Question

Convert imaginary numbers to standard form, perform the indicated operations, and express answers in standard form.
$$\dfrac {1}{3-\sqrt {-16}}$$

Answer

**step1** Understanding the problem and simplifying the imaginary part

The problem asks us to convert the given expression, which involves an imaginary number, into its standard form ($$a+bi$$).
First, we need to simplify the term $$\sqrt{-16}$$.
We know that the imaginary unit $$i$$ is defined as $$\sqrt{-1}$$.
So, $$\sqrt{-16}$$ can be written as $$\sqrt{16 \times -1}$$.
This simplifies to $$\sqrt{16} \times \sqrt{-1}$$.
Since $$\sqrt{16} = 4$$ and $$\sqrt{-1} = i$$, we have:
$$\sqrt{-16} = 4i$$.

**step2** Rewriting the expression

Now we substitute the simplified imaginary part back into the original expression:
The original expression is $$\dfrac{1}{3-\sqrt{-16}}$$.
Replacing $$\sqrt{-16}$$ with $$4i$$, the expression becomes:
$$\dfrac{1}{3-4i}$$.

**step3** Identifying the conjugate for rationalization

To express a complex fraction in standard form, we need to eliminate the imaginary number from the denominator. This process is similar to rationalizing the denominator for expressions involving square roots.
We do this by multiplying both the numerator and the denominator by the conjugate of the denominator.
The denominator is $$3-4i$$.
The conjugate of a complex number $$a-bi$$ is $$a+bi$$.
So, the conjugate of $$3-4i$$ is $$3+4i$$.
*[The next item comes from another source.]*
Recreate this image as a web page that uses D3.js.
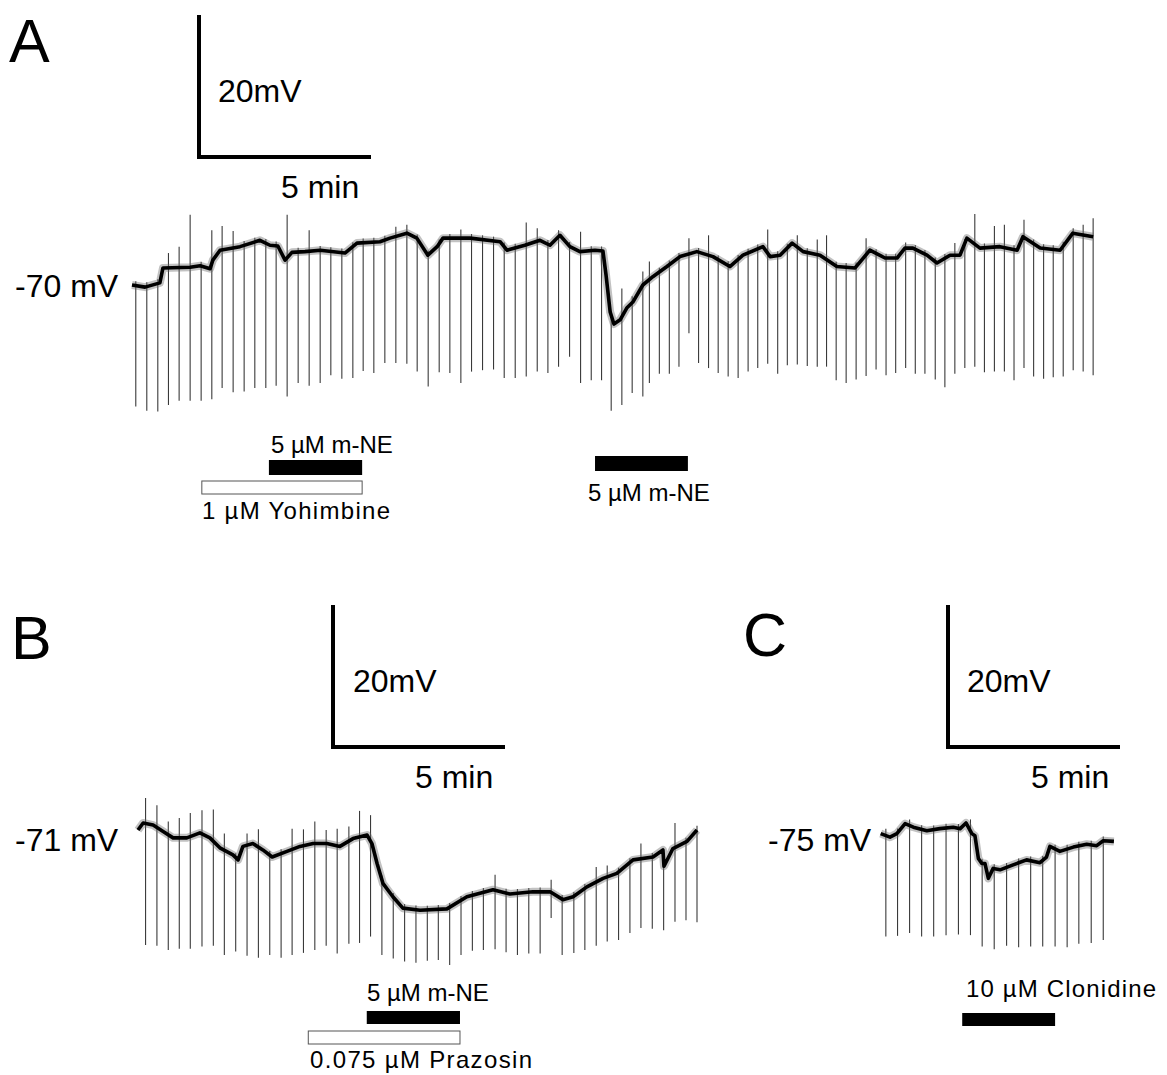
<!DOCTYPE html>
<html><head><meta charset="utf-8">
<script src="https://cdn.jsdelivr.net/npm/d3@7"></script>
<style>
body{margin:0;background:#fff}
text{font-family:"Liberation Sans",Arial,sans-serif;fill:#000}
</style>
</head><body>
<svg id="fig" width="1167" height="1075"></svg>
<script>
// ---------- DATA (time in min, membrane potential in mV) ----------
const baselineA = [[0,-70.0],[0.38,-70.3],[0.81,-69.7],[0.90,-67.6],[1.69,-67.5],[1.98,-67.3],[2.27,-67.7],[2.35,-66.5],[2.56,-65.1],[3.14,-64.6],[3.72,-63.7],[4.01,-64.4],[4.24,-64.5],[4.45,-66.5],[4.65,-65.4],[5.03,-65.3],[5.47,-65.1],[6.19,-65.5],[6.54,-64.1],[7.21,-63.9],[7.50,-63.4],[7.99,-62.7],[8.28,-63.4],[8.60,-65.8],[8.87,-64.6],[9.04,-63.4],[9.83,-63.4],[10.70,-63.9],[10.90,-65.1],[11.42,-64.4],[11.86,-63.7],[12.15,-64.4],[12.44,-63.0],[12.73,-64.6],[13.02,-65.3],[13.46,-65.1],[13.69,-65.2],[13.78,-68.6],[13.90,-73.8],[14.01,-75.5],[14.19,-74.9],[14.39,-73.2],[14.56,-72.4],[14.85,-70.0],[15.15,-68.8],[15.55,-67.4],[15.93,-66.0],[16.42,-65.3],[16.89,-66.0],[17.38,-67.4],[17.76,-65.8],[18.34,-64.6],[18.55,-66.0],[18.84,-65.8],[19.19,-64.1],[19.51,-65.3],[20.00,-65.8],[20.49,-67.4],[21.02,-67.6],[21.45,-65.1],[21.89,-66.2],[22.24,-66.2],[22.47,-64.8],[22.70,-64.8],[23.11,-65.8],[23.40,-66.9],[23.78,-65.8],[24.07,-65.8],[24.27,-63.4],[24.65,-64.8],[25.23,-64.6],[25.73,-65.1],[25.90,-63.2],[26.40,-64.8],[26.98,-65.1],[27.35,-62.7],[27.94,-63.2]];
const pulsesA = [[0.11,-87.1],[0.43,-87.7],[0.75,-87.8],[1.06,-86.9],[1.37,-86.3],[1.69,-86.3],[2.01,-86.3],[2.32,-86.1],[2.62,-84.5],[2.94,-85.1],[3.26,-85.0],[3.57,-84.5],[3.89,-84.5],[4.19,-84.2],[4.51,-85.7],[4.83,-83.8],[5.15,-84.2],[5.47,-83.8],[5.78,-82.7],[6.10,-83.2],[6.42,-83.1],[6.72,-82.1],[7.03,-82.4],[7.35,-81.0],[7.67,-81.0],[7.99,-81.1],[8.29,-82.2],[8.61,-84.3],[8.93,-82.3],[9.24,-82.4],[9.56,-83.8],[9.87,-82.2],[10.19,-82.0],[10.51,-81.9],[10.82,-83.1],[11.14,-83.1],[11.46,-82.9],[11.78,-82.2],[12.09,-82.4],[12.40,-81.5],[12.72,-80.1],[13.04,-83.8],[13.35,-83.4],[13.65,-83.4],[13.93,-87.7],[14.24,-86.9],[14.54,-85.2],[14.85,-85.7],[15.04,-83.8],[15.33,-82.5],[15.62,-82.5],[15.90,-81.5],[16.19,-76.8],[16.47,-81.0],[16.76,-81.7],[17.04,-82.4],[17.33,-82.9],[17.62,-83.1],[17.91,-82.2],[18.19,-81.7],[18.48,-81.1],[18.77,-82.5],[19.05,-81.3],[19.34,-81.2],[19.63,-81.4],[19.92,-81.5],[20.19,-81.5],[20.47,-83.4],[20.76,-83.8],[21.05,-83.3],[21.34,-82.8],[21.63,-81.9],[21.92,-82.7],[22.20,-82.4],[22.49,-81.7],[22.77,-82.5],[23.05,-82.5],[23.35,-83.3],[23.63,-84.4],[23.92,-82.5],[24.21,-81.7],[24.50,-81.5],[24.78,-82.3],[25.07,-82.2],[25.36,-82.2],[25.64,-83.4],[25.93,-81.7],[26.21,-82.9],[26.50,-83.2],[26.78,-83.0],[27.07,-82.9],[27.36,-82.0],[27.65,-82.2],[27.94,-82.7]];
const spikesA = [[1.06,-65.5],[1.37,-64.6],[1.69,-60.1],[2.32,-62.3],[2.62,-61.7],[2.94,-62.4],[4.51,-60.1],[5.15,-62.3],[7.67,-61.8],[7.99,-61.5],[9.56,-62.2],[11.46,-61.2],[11.78,-62.0],[12.40,-62.3],[13.04,-62.5],[14.24,-70.5],[14.54,-71.6],[14.85,-68.1],[15.04,-66.7],[16.19,-63.4],[16.76,-63.0],[18.48,-62.2],[19.34,-63.0],[19.92,-63.6],[20.19,-63.0],[21.34,-63.4],[22.49,-64.0],[23.92,-64.1],[24.50,-60.0],[25.07,-61.7],[25.36,-61.5],[25.93,-60.8],[27.36,-62.0],[27.65,-61.5],[27.94,-60.6]];
const drugsA = [
  {label:"5 µM m-NE", start:3.98, end:6.69, kind:"filled"},
  {label:"1 µM Yohimbine", start:2.03, end:6.69, kind:"open"},
  {label:"5 µM m-NE", start:13.46, end:16.16, kind:"filled"}
];

const baselineB = [[0,-69.6],[0.15,-68.6],[0.44,-68.9],[0.73,-69.8],[1.02,-70.7],[1.42,-70.7],[1.80,-70.0],[2.09,-70.7],[2.38,-72.1],[2.76,-73.1],[2.91,-73.8],[3.05,-71.9],[3.34,-71.5],[3.63,-72.4],[3.90,-73.4],[4.33,-72.6],[4.71,-71.9],[5.09,-71.5],[5.49,-71.5],[5.87,-71.9],[6.25,-70.8],[6.66,-70.3],[6.80,-71.5],[6.95,-74.3],[7.12,-77.1],[7.41,-79.0],[7.70,-80.6],[8.20,-80.9],[8.98,-80.7],[9.56,-79.0],[10.32,-78.0],[10.81,-78.6],[11.48,-78.3],[11.98,-78.3],[12.35,-79.4],[12.65,-79.0],[13.05,-77.6],[13.52,-76.4],[13.92,-75.7],[14.39,-73.8],[14.97,-73.4],[15.26,-72.4],[15.29,-74.7],[15.55,-72.2],[15.96,-71.2],[16.25,-69.6]];
const pulsesB = [[0.22,-85.8],[0.55,-85.9],[0.88,-86.5],[1.20,-86.3],[1.52,-86.3],[1.86,-86.0],[2.19,-85.9],[2.51,-87.2],[2.84,-86.7],[3.17,-87.3],[3.50,-87.6],[3.83,-87.2],[4.16,-87.6],[4.48,-87.2],[4.81,-86.9],[5.14,-86.5],[5.47,-85.9],[5.79,-87.0],[6.13,-85.6],[6.44,-85.5],[6.76,-84.6],[7.09,-87.2],[7.42,-87.7],[7.75,-88.1],[8.08,-88.3],[8.41,-88.0],[8.73,-87.9],[9.06,-88.6],[9.39,-87.2],[9.72,-86.6],[10.04,-86.5],[10.38,-86.4],[10.70,-86.8],[11.03,-87.2],[11.36,-87.0],[11.69,-87.0],[12.01,-82.0],[12.33,-87.2],[12.67,-86.9],[12.99,-86.5],[13.32,-85.9],[13.64,-85.3],[13.97,-85.1],[14.30,-84.1],[14.62,-83.4],[14.95,-83.5],[15.28,-83.7],[15.61,-82.5],[15.93,-82.3],[16.25,-82.6]];
const spikesB = [[0.22,-65.1],[0.55,-66.1],[0.88,-68.4],[1.20,-67.9],[1.52,-67.2],[1.86,-66.8],[2.19,-66.7],[2.51,-70.1],[3.17,-70.1],[3.50,-69.5],[4.48,-69.4],[4.81,-69.5],[5.14,-68.4],[5.47,-69.6],[5.79,-69.4],[6.13,-69.1],[6.44,-66.9],[6.76,-67.5],[10.38,-75.9],[12.01,-76.6],[13.32,-74.8],[13.64,-74.6],[14.62,-71.5],[15.61,-68.6],[16.25,-69.4]];
const drugsB = [
  {label:"5 µM m-NE", start:6.65, end:9.36, kind:"filled"},
  {label:"0.075 µM Prazosin", start:4.95, end:9.36, kind:"open"}
];

const baselineC = [[0.02,-74.1],[0.29,-74.6],[0.49,-74.1],[0.73,-72.7],[0.97,-73.2],[1.36,-73.7],[1.74,-73.4],[2.13,-73.2],[2.33,-73.4],[2.50,-72.6],[2.67,-74.1],[2.76,-74.4],[2.86,-77.6],[2.96,-78.3],[3.05,-78.3],[3.15,-80.4],[3.29,-79.0],[3.49,-79.2],[3.87,-78.5],[4.26,-77.8],[4.65,-78.2],[4.84,-77.4],[4.94,-75.9],[5.23,-76.6],[5.62,-76.0],[6.01,-75.6],[6.30,-75.8],[6.49,-75.1],[6.80,-75.2]];
const pulsesC = [[0.17,-88.6],[0.51,-88.5],[0.86,-88.1],[1.21,-88.6],[1.56,-88.6],[1.92,-88.4],[2.28,-88.3],[2.63,-88.4],[2.97,-90.0],[3.32,-90.4],[3.68,-89.9],[4.03,-90.1],[4.38,-90.0],[4.73,-90.0],[5.09,-90.0],[5.44,-90.1],[5.78,-89.6],[6.14,-89.5],[6.49,-89.1]];
const spikesC = [[0.17,-73.4],[0.86,-72.1],[2.63,-72.1]];
const drugsC = [
  {label:"10 µM Clonidine", start:2.39, end:5.09, kind:"filled"}
];

const panelLetters = ["A","B","C"];
const restLabels = ["-70 mV","-71 mV","-75 mV"];
const restPotentials = [-70,-71,-75];
const scaleBarValues = {time:5, volt:20, timeLabel:"5 min", voltLabel:"20mV"};

// ---------- LAYOUT ----------
const PX_PER_MIN = 172/5, PX_PER_MV = 142/20;
const svg = d3.select("#fig");
svg.append("rect").attr("width",1167).attr("height",1075).attr("fill","#fff");

const layouts = [
  {x0:132, y0:285, letter:[9,62], rest:[15,297], sb:[199,157], sbV:[218,102], sbT:[281,198],
   drugs:[{y:460,h:15,lx:271,ly:453},{y:481,h:13,lx:202,ly:519,w:188},{y:456,h:15,lx:588,ly:501}]},
  {x0:138, y0:840, letter:[11,659], rest:[15,851], sb:[333,747], sbV:[353,692], sbT:[415,788],
   drugs:[{y:1011,h:13,lx:367,ly:1001},{y:1031,h:13,lx:310,ly:1068,w:222}]},
  {x0:880, y0:840, letter:[743,656], rest:[768,851], sb:[948,747], sbV:[967,692], sbT:[1031,788],
   drugs:[{y:1013,h:13,lx:966,ly:997,w:190}]}
];
const datasets = [
  {baseline:baselineA, pulses:pulsesA, spikes:spikesA, drugs:drugsA},
  {baseline:baselineB, pulses:pulsesB, spikes:spikesB, drugs:drugsB},
  {baseline:baselineC, pulses:pulsesC, spikes:spikesC, drugs:drugsC}
];

datasets.forEach((ds,i)=>{
  const L = layouts[i], vRef = restPotentials[i];
  const x = d3.scaleLinear().domain([0,5]).range([L.x0, L.x0+5*PX_PER_MIN]);
  const y = d3.scaleLinear().domain([vRef, vRef+20]).range([L.y0, L.y0-20*PX_PER_MV]);
  const g = svg.append("g");

  g.append("text").attr("x",L.letter[0]).attr("y",L.letter[1]).attr("font-size",61).text(panelLetters[i]);
  g.append("text").attr("x",L.rest[0]).attr("y",L.rest[1]).attr("font-size",32).text(restLabels[i]);

  // scale bar
  const sbW = x(scaleBarValues.time)-x(0), sbH = y(vRef)-y(vRef+scaleBarValues.volt);
  const [sx,sy] = L.sb;
  g.append("path").attr("d",`M${sx},${sy-sbH}V${sy}H${sx+sbW}`)
    .attr("fill","none").attr("stroke","#000").attr("stroke-width",4).attr("stroke-linejoin","miter");
  g.append("text").attr("x",L.sbV[0]).attr("y",L.sbV[1]).attr("font-size",32).text(scaleBarValues.voltLabel);
  g.append("text").attr("x",L.sbT[0]).attr("y",L.sbT[1]).attr("font-size",32).text(scaleBarValues.timeLabel);

  const bis = d3.bisector(d=>d[0]).left;
  const baseAt = t => {
    const b = ds.baseline; let k = bis(b,t);
    if (k<=0) return b[0][1]; if (k>=b.length) return b[b.length-1][1];
    const a=b[k-1], c=b[k], f=(t-a[0])/(c[0]-a[0]); return a[1]+f*(c[1]-a[1]);
  };
  const spikeMap = new Map(ds.spikes.map(d=>[d[0],d[1]]));

  // pulses
  g.append("g").selectAll("line").data(ds.pulses).join("line")
    .attr("x1",d=>x(d[0])).attr("x2",d=>x(d[0]))
    .attr("y1",d=>{const b=baseAt(d[0]); const s=spikeMap.get(d[0]); return y(s!==undefined? Math.max(s,b+0.6): b+0.6);})
    .attr("y2",d=>y(d[1]))
    .attr("stroke","#3a3a3a").attr("stroke-width",1.1);

  // membrane potential trace
  const line = d3.line().x(d=>x(d[0])).y(d=>y(d[1]));
  g.append("path").datum(ds.baseline).attr("d",line).attr("fill","none")
    .attr("stroke","#666").attr("stroke-width",8).attr("stroke-opacity",0.4).attr("stroke-linejoin","round");
  g.append("path").datum(ds.baseline).attr("d",line).attr("fill","none")
    .attr("stroke","#000").attr("stroke-width",3.6).attr("stroke-linejoin","round");

  // drug application bars
  ds.drugs.forEach((d,j)=>{
    const D = L.drugs[j];
    g.append("rect").attr("x",x(d.start)).attr("y",D.y).attr("width",x(d.end)-x(d.start)).attr("height",D.h)
      .attr("fill", d.kind==="filled" ? "#000" : "#fff")
      .attr("stroke", d.kind==="filled" ? "none" : "#555").attr("stroke-width",1);
    const t = g.append("text").attr("x",D.lx).attr("y",D.ly).attr("font-size",24).text(d.label);
    if (D.w) t.attr("textLength",D.w).attr("lengthAdjust","spacing");
  });
});
</script>
</body></html>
**step4** Multiplying by the conjugate

Now, we multiply the numerator and denominator of the expression $$\dfrac{1}{3-4i}$$ by the conjugate $$3+4i$$:
$$\dfrac{1}{3-4i} = \dfrac{1}{3-4i} \times \dfrac{3+4i}{3+4i}$$.

**step5** Performing the multiplication in the numerator

Multiply the numerators:
$$1 \times (3+4i) = 3+4i$$.

**step6** Performing the multiplication in the denominator

Multiply the denominators. We use the property $$(a-b)(a+b) = a^2 - b^2$$. In this case, $$a=3$$ and $$b=4i$$.
$$(3-4i)(3+4i) = 3^2 - (4i)^2$$.
Calculate $$3^2$$:
$$3^2 = 3 \times 3 = 9$$.
Calculate $$(4i)^2$$:
$$(4i)^2 = 4^2 \times i^2 = 16 \times i^2$$.
We know that $$i^2 = -1$$.
So, $$16 \times i^2 = 16 \times (-1) = -16$$.
Now, substitute these values back into the denominator expression:
$$9 - (-16) = 9 + 16 = 25$$.

**step7** Writing the expression in standard form

Now, combine the simplified numerator and denominator:
The expression becomes $$\dfrac{3+4i}{25}$$.
To express this in the standard form $$a+bi$$, we separate the real and imaginary parts:
$$\dfrac{3+4i}{25} = \dfrac{3}{25} + \dfrac{4}{25}i$$.
The real part is $$\dfrac{3}{25}$$ and the imaginary part is $$\dfrac{4}{25}i$$.